The following table shows some results from the test program, if the value ' ' is passed to ignore_case.
Pattern | Text | Match |
[[:alnum:]] | a | X |
[[:alnum:]] | ; | - |
[[:alpha:]] | 1 | - |
[[:digit:][:punct:]] | 4 | X |
[[:digit:][:punct:]] | . | X |
[[:lower:]] | â | X |
[[:upper:]] | Ä | X |
For frequently used character sets, specific operators are available as abbreviations:
Character set | Abb. | Meaning |
[[:digit:]] | \d | Placeholder for a digit |
[^[:digit:]] | \D | Placeholder for a non-digit |
[[:lower:]] | \l | Placeholder for a lower-case letter |
[^[:lower:]] | \L | Placeholder for a character that is not a lower-case letter |
[[:space:]] | \s | Placeholder for a blank character |
[^[:space:]] | \S | Placeholder for characters other than blank characters |
[[:upper:]] | \u | Placeholder for an upper-case letter |
[^[:upper:]] | \U | Placeholder for a character that is not an upper-case letter |
[[:word:]] | \w | Placeholder for an alphanumeric character including underscore _ |
[^[:word:]] | \W | Placeholder for a non-alphanumeric character except for underscore _ |
If upper/lower case is not taken into account in the ABAP statement FIND and REPLACE or when generating an object of the class CL_ABAP_REGEX, then \l and \u are equivalent to [[:alpha:]] and \L, and \U is equivalent to [^[:alpha:]]. The special characters \w, \u, \l, \d, \s can also be listed within sets [...]. Use of the special characters \W, \U, \L, \D, \S within sets is not permitted and triggers an exception CX_SY_INVALID_REGEX.

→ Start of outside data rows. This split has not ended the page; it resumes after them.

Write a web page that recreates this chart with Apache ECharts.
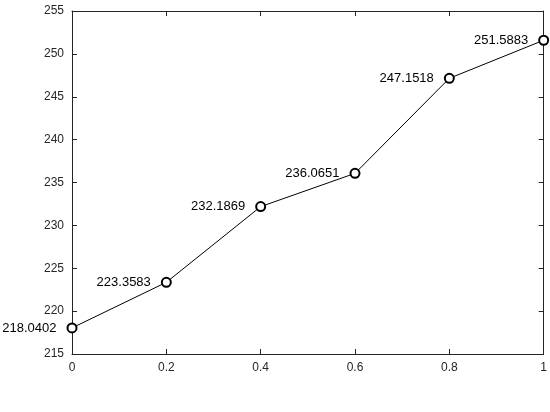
<!DOCTYPE html>
<html><head><meta charset="utf-8">
<script src="https://cdn.jsdelivr.net/npm/echarts@6/dist/echarts.min.js"></script>
<style>html,body{margin:0;padding:0;background:#fff}#c{width:550px;height:412px}</style>
</head><body><div id="c"></div>
<script>
var xs = [0, 0.2, 0.4, 0.6, 0.8, 1];
var ys = [218.0402, 223.3583, 232.1869, 236.0651, 247.1518, 251.5883];
var labels = ['218.0402','223.3583','232.1869','236.0651','247.1518','251.5883'];
var font = 'Arial, "Liberation Sans", sans-serif';
var line = {show:true,onZero:false,lineStyle:{color:'#262626',width:1}};
var tick = {show:true,inside:true,length:5,lineStyle:{color:'#262626'}};
var chart = echarts.init(document.getElementById('c'));
chart.setOption({
  animation:false,
  grid:{left:72,right:5,top:11,bottom:58},
  xAxis:[
    {type:'value',min:0,max:1,interval:0.2,position:'bottom',axisLine:line,axisTick:tick,
     axisLabel:{color:'#262626',fontFamily:font,fontSize:12,margin:8},splitLine:{show:false}},
    {type:'value',min:0,max:1,interval:0.2,position:'top',axisLine:line,axisTick:tick,
     axisLabel:{show:false},splitLine:{show:false}}
  ],
  yAxis:[
    {type:'value',min:215,max:255,interval:5,position:'left',axisLine:line,axisTick:tick,
     axisLabel:{color:'#262626',fontFamily:font,fontSize:12,margin:8},splitLine:{show:false}},
    {type:'value',min:215,max:255,interval:5,position:'right',axisLine:line,axisTick:tick,
     axisLabel:{show:false},splitLine:{show:false}}
  ],
  series:[{
    type:'line',
    data:xs.map(function(x,i){return [x,ys[i]];}),
    symbol:'emptyCircle',symbolSize:9,
    itemStyle:{color:'#000',borderColor:'#000',borderWidth:1},
    lineStyle:{color:'#000',width:1},
    label:{show:true,position:'left',distance:10,color:'#000',fontFamily:font,fontSize:13,
      formatter:function(p){return labels[p.dataIndex];}}
  }]
});
</script></body></html>
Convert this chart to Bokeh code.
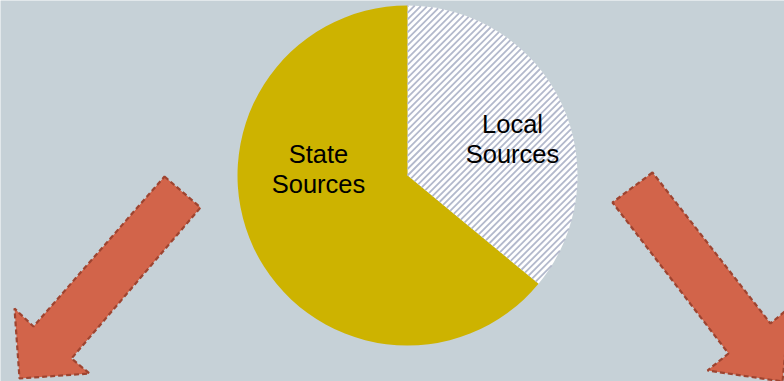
from bokeh.plotting import figure
from bokeh.models import Range1d, ColumnDataSource
from bokeh.core.properties import value
from bokeh.embed import file_html
from bokeh.resources import INLINE
import math

# Data
categories = ["Local Sources", "State Sources"]
shares = [0.36, 0.64]
label_lines = [["Local", "Sources"], ["State", "Sources"]]

# arrow outlines (decoration), image-pixel coordinates
left_arrow_x = [164, 200, 71, 89, 19, 14, 33]
left_arrow_y = [176, 207, 358, 373, 378, 308, 326]
right_arrow_x = [652, 612, 728, 707, 782, 789, 770]
right_arrow_y = [172, 202, 353, 370, 381, 307, 323]

W, H = 784, 381
BG = "#C6D1D7"
GOLD = "#CDB300"
HATCH = "#B3B9CC"
ARROW = "#D2644A"
ARROW_LINE = "#9E4430"

p = figure(width=W, height=H, output_backend="svg", toolbar_location=None,
           x_range=Range1d(0, W), y_range=Range1d(0, H), min_border=0,
           background_fill_color=BG, border_fill_color=BG, outline_line_color=None)
p.axis.visible = False
p.grid.visible = False

cx, cy, r = 407, H - 175, 170

# slices: start at 12 o'clock, go clockwise
start = math.pi / 2
starts, ends = [], []
for s in shares:
    span = s * 2 * math.pi
    ends.append(start)
    starts.append(start - span)
    start -= span

src = ColumnDataSource(dict(cat=categories, start=starts, end=ends,
                            fill=["#FFFFFF", GOLD]))
p.wedge(x=cx, y=cy, radius=r, start_angle="start", end_angle="end",
        direction="anticlock", source=src, fill_color="fill", line_color=None)

# diagonal hatch for the Local Sources slice (clipped to its sector)
a0, a1 = starts[0], ends[0]
ua = (math.cos(a0), math.sin(a0))
ub = (math.cos(a1), math.sin(a1))
d = (1 / math.sqrt(2), 1 / math.sqrt(2))
n = (-d[1], d[0])
spacing = 4.6
hx, hy = [], []
k = -int(r / spacing) - 2
while k * spacing <= r + spacing:
    off = k * spacing
    p0 = (cx + n[0] * off, cy + n[1] * off)
    q = (p0[0] - cx, p0[1] - cy)
    b = q[0] * d[0] + q[1] * d[1]
    cc = q[0] ** 2 + q[1] ** 2 - r * r
    disc = b * b - cc
    k += 1
    if disc <= 0:
        continue
    t0, t1 = -b - math.sqrt(disc), -b + math.sqrt(disc)
    for (f0, f1) in [
        (ua[0] * q[1] - ua[1] * q[0], ua[0] * d[1] - ua[1] * d[0]),
        (q[0] * ub[1] - q[1] * ub[0], d[0] * ub[1] - d[1] * ub[0]),
    ]:
        if abs(f1) < 1e-12:
            if f0 < 0:
                t0, t1 = 1, 0
            continue
        tt = -f0 / f1
        if f1 > 0:
            t0 = max(t0, tt)
        else:
            t1 = min(t1, tt)
    if t1 > t0:
        hx.append([p0[0] + d[0] * t0, p0[0] + d[0] * t1])
        hy.append([p0[1] + d[1] * t0, p0[1] + d[1] * t1])
p.multi_line(xs=hx, ys=hy, line_color=HATCH, line_width=1.8)

# label anchors (image px): centre x, first baseline
label_pos = [(512, 123), (318, 153)]
for (lx, by), lines in zip(label_pos, label_lines):
    ys = [H - (by + 30 * k) for k in range(len(lines))]
    p.text(x=[lx] * len(lines), y=ys, text=lines, text_align="center",
           text_baseline="alphabetic",
           text_font=value("Liberation Sans"), text_font_size="25.5px", text_color="#000000")

# arrows
for ax, ay in [(left_arrow_x, left_arrow_y), (right_arrow_x, right_arrow_y)]:
    p.patch(x=ax, y=[H - v for v in ay], fill_color=ARROW, line_color=ARROW_LINE,
            line_width=2.2, line_dash="5 3")

open("out.html", "w").write(file_html(p, INLINE))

The following table shows some results of the test program, if the ' ' is transferred to ignore_case.
Pattern | Text | Match |
\d | 4 | X |
\D | ; | X |
\l | u | X |
\l | U | - |
\L | s | X |
\s | X | |
\S | # | X |
\u | U | X |
\U | , | X |
\w | A | X |
\w | 8 | X |
\W | : | X |
\W | _ | - |
The operators [..] and [==] are reserved for later language enhancements and trigger the exception CX_SY_INVALID_REGEX if used in sets.